→ **EXERCISE AIM**:
Exactly as written, quote every line that follows, skipping the images.
** Begin DATA SECTION **
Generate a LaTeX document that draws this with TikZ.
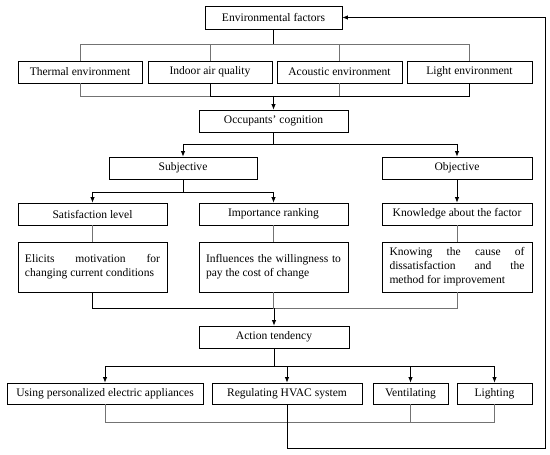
\documentclass[tikz,border=0pt]{standalone}
\usepackage{fontspec}
\setmainfont{Liberation Serif}
\usetikzlibrary{arrows.meta}
\tikzset{
  box/.style={draw=black, line width=0.8bp, inner sep=0pt, minimum height=22bp,
    font=\fontsize{11.6}{14}\selectfont, align=center},
  tbox/.style={box, minimum height=50bp, minimum width=150bp, text width=135bp,
    align=justify},
  gline/.style={draw=black!55, line width=0.7bp},
  kline/.style={draw=black, line width=0.8bp},
  arr/.style={kline, -{Latex[length=5.5bp,width=4.5bp]}}
}
\begin{document}
\begin{tikzpicture}[x=1bp,y=-1bp]
\useasboundingbox (0,0) rectangle (550,455);
% nodes
\node[box, minimum width=137bp, minimum height=23bp] (env) at (273.5,17.5) {Environmental factors};
\node[box, minimum width=124bp] (therm) at (80,72) {Thermal environment};
\node[box, minimum width=124bp] (indoor) at (210,72) {Indoor air quality};
\node[box, minimum width=125bp] (acou) at (339.5,72) {Acoustic environment};
\node[box, minimum width=125bp] (lightenv) at (469.5,72) {Light environment};
\node[box, minimum width=149bp] (occ) at (273.5,121) {Occupants’ cognition};
\node[box, minimum width=148bp] (subj) at (183,168) {Subjective};
\node[box, minimum width=150bp] (obj) at (457,168) {Objective};
\node[box, minimum width=149bp] (sat) at (92.5,214) {Satisfaction level};
\node[box, minimum width=149bp] (imp) at (273.5,214) {Importance ranking};
\node[box, minimum width=150bp] (know) at (457,214) {Knowledge about the factor};
\node[tbox, minimum width=149bp] (elic) at (92.5,267) {Elicits motivation for\linebreak changing current conditions};
\node[tbox, minimum width=149bp] (infl) at (273.5,267) {Influences the willingness to\linebreak pay the cost of change};
\node[tbox] (knowing) at (457,267) {Knowing the cause of\linebreak dissatisfaction and the\linebreak method for improvement};
\node[box, minimum width=150bp] (act) at (274,337) {Action tendency};
\node[box, minimum width=196bp, minimum height=21bp] (using) at (105,393.5) {Using personalized electric appliances};
\node[box, minimum width=150bp, minimum height=21bp] (hvac) at (287,393.5) {Regulating HVAC system};
\node[box, minimum width=75bp, minimum height=21bp] (vent) at (410.5,393.5) {Ventilating};
\node[box, minimum width=75bp, minimum height=21bp] (lighting) at (494.5,393.5) {Lighting};
% row coordinates
\coordinate (r1) at (0,44);
\coordinate (r2) at (0,96);
\coordinate (r3) at (0,144);
\coordinate (r4) at (0,192);
\coordinate (r5) at (0,308);
\coordinate (r6) at (0,366);
\coordinate (r7) at (0,422);
\coordinate (fb) at (545,448);
% environmental factors branch
\draw[kline] (env.south) -- (env.south |- r1);
\draw[gline] (therm.north) -- (therm.north |- r1) -- (lightenv.north |- r1) -- (lightenv.north);
\draw[gline] (indoor.north) -- (indoor.north |- r1);
\draw[gline] (acou.north) -- (acou.north |- r1);
\draw[gline] (therm.south) -- (therm.south |- r2) -- (indoor.south |- r2);
\draw[kline] (indoor.south) -- (indoor.south |- r2) -- (lightenv.south |- r2) -- (lightenv.south);
\draw[gline] (acou.south) -- (acou.south |- r2);
\draw[arr] (occ.north |- r2) -- (occ.north);
% cognition
\draw[kline] (occ.south) -- (occ.south |- r3);
\draw[kline] (subj.north |- r3) -- (obj.north |- r3);
\draw[arr] (subj.north |- r3) -- (subj.north);
\draw[arr] (obj.north |- r3) -- (obj.north);
\draw[kline] (subj.south) -- (subj.south |- r4);
\draw[kline] (sat.north |- r4) -- (imp.north |- r4);
\draw[arr] (sat.north |- r4) -- (sat.north);
\draw[arr] (imp.north |- r4) -- (imp.north);
\draw[arr] (obj.south) -- (know.north);
\draw[gline] (sat.south) -- (elic.north);
\draw[gline] (imp.south) -- (infl.north);
\draw[gline] (know.south) -- (knowing.north);
% to action
\draw[kline] (elic.south) -- (elic.south |- r5) -- (infl.south |- r5);
\draw[gline] (infl.south) -- (infl.south |- r5) -- (knowing.south |- r5) -- (knowing.south);
\draw[arr] (act.north |- r5) -- (act.north);
% actions
\draw[kline] (act.south) -- (act.south |- r6);
\draw[kline] (using.north |- r6) -- (lighting.north |- r6);
\draw[arr] (using.north |- r6) -- (using.north);
\draw[arr] (hvac.north |- r6) -- (hvac.north);
\draw[arr] (vent.north |- r6) -- (vent.north);
\draw[arr] (lighting.north |- r6) -- (lighting.north);
\draw[gline] (using.south) -- (using.south |- r7) -- (lighting.south |- r7) -- (lighting.south);
\draw[gline] (vent.south) -- (vent.south |- r7);
% feedback
\draw[arr] (hvac.south) |- (fb) |- (env.east);
\end{tikzpicture}
\end{document}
** End DATA SECTION **
→ **SOLUTION TO THIS PROBLEM**:
Generate a LaTeX document that draws this with TikZ.
\documentclass[tikz,border=0pt]{standalone}
\usepackage{fontspec}
\setmainfont{Liberation Serif}
\usetikzlibrary{arrows.meta}
\tikzset{
  box/.style={draw=black, line width=0.8bp, inner sep=0pt, minimum height=22bp,
    font=\fontsize{11.6}{14}\selectfont, align=center},
  tbox/.style={box, minimum height=50bp, minimum width=150bp, text width=135bp,
    align=justify},
  gline/.style={draw=black!55, line width=0.7bp},
  kline/.style={draw=black, line width=0.8bp},
  arr/.style={kline, -{Latex[length=5.5bp,width=4.5bp]}}
}
\begin{document}
\begin{tikzpicture}[x=1bp,y=-1bp]
\useasboundingbox (0,0) rectangle (550,455);
% nodes
\node[box, minimum width=137bp, minimum height=23bp] (env) at (273.5,17.5) {Environmental factors};
\node[box, minimum width=124bp] (therm) at (80,72) {Thermal environment};
\node[box, minimum width=124bp] (indoor) at (210,72) {Indoor air quality};
\node[box, minimum width=125bp] (acou) at (339.5,72) {Acoustic environment};
\node[box, minimum width=125bp] (lightenv) at (469.5,72) {Light environment};
\node[box, minimum width=149bp] (occ) at (273.5,121) {Occupants’ cognition};
\node[box, minimum width=148bp] (subj) at (183,168) {Subjective};
\node[box, minimum width=150bp] (obj) at (457,168) {Objective};
\node[box, minimum width=149bp] (sat) at (92.5,214) {Satisfaction level};
\node[box, minimum width=149bp] (imp) at (273.5,214) {Importance ranking};
\node[box, minimum width=150bp] (know) at (457,214) {Knowledge about the factor};
\node[tbox, minimum width=149bp] (elic) at (92.5,267) {Elicits motivation for\linebreak changing current conditions};
\node[tbox, minimum width=149bp] (infl) at (273.5,267) {Influences the willingness to\linebreak pay the cost of change};
\node[tbox] (knowing) at (457,267) {Knowing the cause of\linebreak dissatisfaction and the\linebreak method for improvement};
\node[box, minimum width=150bp] (act) at (274,337) {Action tendency};
\node[box, minimum width=196bp, minimum height=21bp] (using) at (105,393.5) {Using personalized electric appliances};
\node[box, minimum width=150bp, minimum height=21bp] (hvac) at (287,393.5) {Regulating HVAC system};
\node[box, minimum width=75bp, minimum height=21bp] (vent) at (410.5,393.5) {Ventilating};
\node[box, minimum width=75bp, minimum height=21bp] (lighting) at (494.5,393.5) {Lighting};
% row coordinates
\coordinate (r1) at (0,44);
\coordinate (r2) at (0,96);
\coordinate (r3) at (0,144);
\coordinate (r4) at (0,192);
\coordinate (r5) at (0,308);
\coordinate (r6) at (0,366);
\coordinate (r7) at (0,422);
\coordinate (fb) at (545,448);
% environmental factors branch
\draw[kline] (env.south) -- (env.south |- r1);
\draw[gline] (therm.north) -- (therm.north |- r1) -- (lightenv.north |- r1) -- (lightenv.north);
\draw[gline] (indoor.north) -- (indoor.north |- r1);
\draw[gline] (acou.north) -- (acou.north |- r1);
\draw[gline] (therm.south) -- (therm.south |- r2) -- (indoor.south |- r2);
\draw[kline] (indoor.south) -- (indoor.south |- r2) -- (lightenv.south |- r2) -- (lightenv.south);
\draw[gline] (acou.south) -- (acou.south |- r2);
\draw[arr] (occ.north |- r2) -- (occ.north);
% cognition
\draw[kline] (occ.south) -- (occ.south |- r3);
\draw[kline] (subj.north |- r3) -- (obj.north |- r3);
\draw[arr] (subj.north |- r3) -- (subj.north);
\draw[arr] (obj.north |- r3) -- (obj.north);
\draw[kline] (subj.south) -- (subj.south |- r4);
\draw[kline] (sat.north |- r4) -- (imp.north |- r4);
\draw[arr] (sat.north |- r4) -- (sat.north);
\draw[arr] (imp.north |- r4) -- (imp.north);
\draw[arr] (obj.south) -- (know.north);
\draw[gline] (sat.south) -- (elic.north);
\draw[gline] (imp.south) -- (infl.north);
\draw[gline] (know.south) -- (knowing.north);
% to action
\draw[kline] (elic.south) -- (elic.south |- r5) -- (infl.south |- r5);
\draw[gline] (infl.south) -- (infl.south |- r5) -- (knowing.south |- r5) -- (knowing.south);
\draw[arr] (act.north |- r5) -- (act.north);
% actions
\draw[kline] (act.south) -- (act.south |- r6);
\draw[kline] (using.north |- r6) -- (lighting.north |- r6);
\draw[arr] (using.north |- r6) -- (using.north);
\draw[arr] (hvac.north |- r6) -- (hvac.north);
\draw[arr] (vent.north |- r6) -- (vent.north);
\draw[arr] (lighting.north |- r6) -- (lighting.north);
\draw[gline] (using.south) -- (using.south |- r7) -- (lighting.south |- r7) -- (lighting.south);
\draw[gline] (vent.south) -- (vent.south |- r7);
% feedback
\draw[arr] (hvac.south) |- (fb) |- (env.east);
\end{tikzpicture}
\end{document}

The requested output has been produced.